In contrast to this is the sex between Esti and her husband, a rote affair that happens every Friday. In a somber and slow scene, we are shown Dovid and Esti undressing and getting into bed to consummate their marriage. It is a clinical scene, devoid of passion, in which a husband and a wife who hold each other dear are made aware of the painful differences that separate them and how their obligations stop them from living otherwise. Dovid is a devoted and gentle husband, but that doesn’t alleviate the structure of dominance in which he and Esti live.

Queerness inherently defines itself against the status quo, against normalcy, so it’s a bit of a misnomer to have a film that’s both queer and mainstream or popular. In their book Queer Cinema in the World, Karl Schoonover and Rosaline Galt explain that popular depictions of out lesbian and gay men read as Western neocolonialism rather than as queer radicality: “Critiques of homonormativity find troubling precisely those places where formerly oppositional LGBT activism has fallen for the trappings of the mainstream, limiting queer aspiration to the same bourgeois citizenship, repressive institutions, and limited lives that hetero society prescribes.”
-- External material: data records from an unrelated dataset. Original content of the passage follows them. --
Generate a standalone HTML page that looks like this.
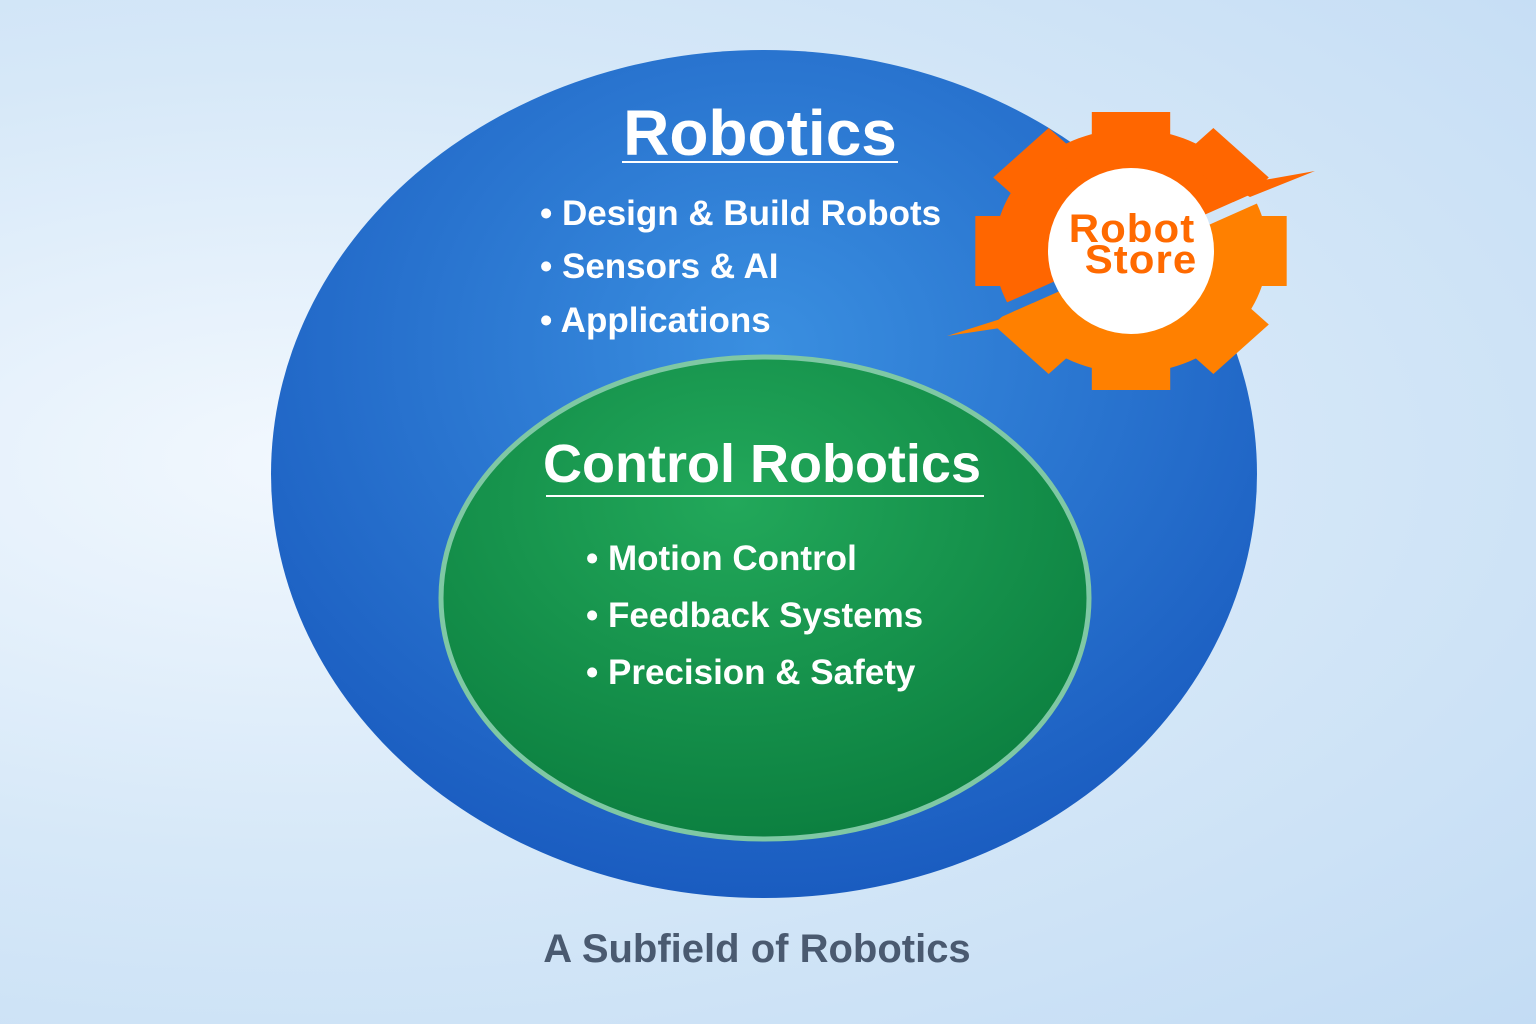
<!DOCTYPE html>
<html><head><style>
html,body{margin:0;padding:0}
body{width:1536px;height:1024px;overflow:hidden;background:radial-gradient(ellipse at 20% 45%,#f2f8fe 0%,#d6e8f8 50%,#c3dcf4 100%);font-family:"Liberation Sans",sans-serif;}
</style></head><body>
<svg width="1536" height="1024" viewBox="0 0 1536 1024" style="position:absolute;left:0;top:0">
<defs>
<radialGradient id="bl" cx="0.5" cy="0.35" r="0.65">
<stop offset="0" stop-color="#3a8fe0"/><stop offset="1" stop-color="#1a5cc0"/></radialGradient>
<radialGradient id="gr" cx="0.45" cy="0.3" r="0.7">
<stop offset="0" stop-color="#22a85a"/><stop offset="1" stop-color="#0c8040"/></radialGradient>
<clipPath id="top"><polygon points="900,0 1400,0 1400,128 900,350"/></clipPath>
<clipPath id="bot"><polygon points="900,362 1400,140 1400,450 900,450"/></clipPath>
<g id="gear">
<g transform="translate(1131 251) scale(1.12 1) translate(-1131 -251)">
<circle cx="1131" cy="251" r="122"/>
<g id="t"><rect x="1096" y="112" width="70" height="40"/></g>
<use href="#t" transform="rotate(45 1131 251)"/>
<use href="#t" transform="rotate(90 1131 251)"/>
<use href="#t" transform="rotate(135 1131 251)"/>
<use href="#t" transform="rotate(180 1131 251)"/>
<use href="#t" transform="rotate(225 1131 251)"/>
<use href="#t" transform="rotate(270 1131 251)"/>
<use href="#t" transform="rotate(315 1131 251)"/>
</g>
</g>
</defs>
<ellipse cx="764" cy="474" rx="493" ry="424" fill="url(#bl)"/>
<ellipse cx="765" cy="598" rx="324" ry="241" fill="url(#gr)" stroke="#7fc8a4" stroke-width="5"/>
<g clip-path="url(#top)" fill="#ff6600"><use href="#gear"/></g>
<g clip-path="url(#bot)" fill="#ff8000"><use href="#gear"/></g>
<polygon points="1230,186 1315,171 1250,197" fill="#ff6600"/>
<polygon points="947,336 1010,316 1000,328" fill="#ff8000"/>
<circle cx="1131" cy="251" r="83" fill="#fff"/>
<text x="1132" y="242" text-anchor="middle" font-size="40" font-weight="bold" fill="#ff6a00" letter-spacing="1" transform="translate(1132 0) scale(1.05 1) translate(-1132 0)">Robot</text>
<text x="1141" y="273" text-anchor="middle" font-size="40" font-weight="bold" fill="#ff6a00" letter-spacing="1" transform="translate(1141 0) scale(1.05 1) translate(-1141 0)">Store</text>
<g fill="#fff" font-weight="bold">
<text x="760" y="155" text-anchor="middle" font-size="64">Robotics</text>
<rect x="622" y="161" width="276" height="2"/>
<text x="540" y="225" font-size="35">• Design &amp; Build Robots</text>
<text x="540" y="278" font-size="35">• Sensors &amp; AI</text>
<text x="540" y="332" font-size="35">• Applications</text>
<text x="762" y="482" text-anchor="middle" font-size="54">Control Robotics</text>
<rect x="546" y="495" width="438" height="2"/>
<text x="586" y="570" font-size="35">• Motion Control</text>
<text x="586" y="627" font-size="35">• Feedback Systems</text>
<text x="586" y="684" font-size="35">• Precision &amp; Safety</text>
</g>
<text x="757" y="962" text-anchor="middle" font-size="40" font-weight="bold" fill="#4a5a70">A Subfield of Robotics</text>
</svg>
</body></html>
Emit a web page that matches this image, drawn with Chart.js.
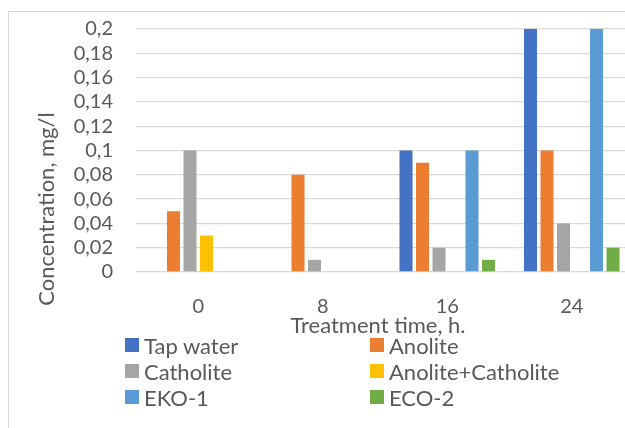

If heteronormativity holds the “regular is best” approach to sex, it means that good queer sex scenes will often, if not always, surprise the critic by reaching out for the unexpected. The critic’s appeals to realism or to a proper representation of sex will always be misguided because queerness is in its own meaning an expression of defiance of norm and of freedom. We deserve more lesbian sex scenes like the one in Disobedience; lesbians deserve sex scenes that slap, sex scenes that are willing to challenge our expectations of what is realistic in sex, and that inspire us to move and imagine beyond the habitual, for a way of life that can hold together love, pleasure, freedom, and nastiness.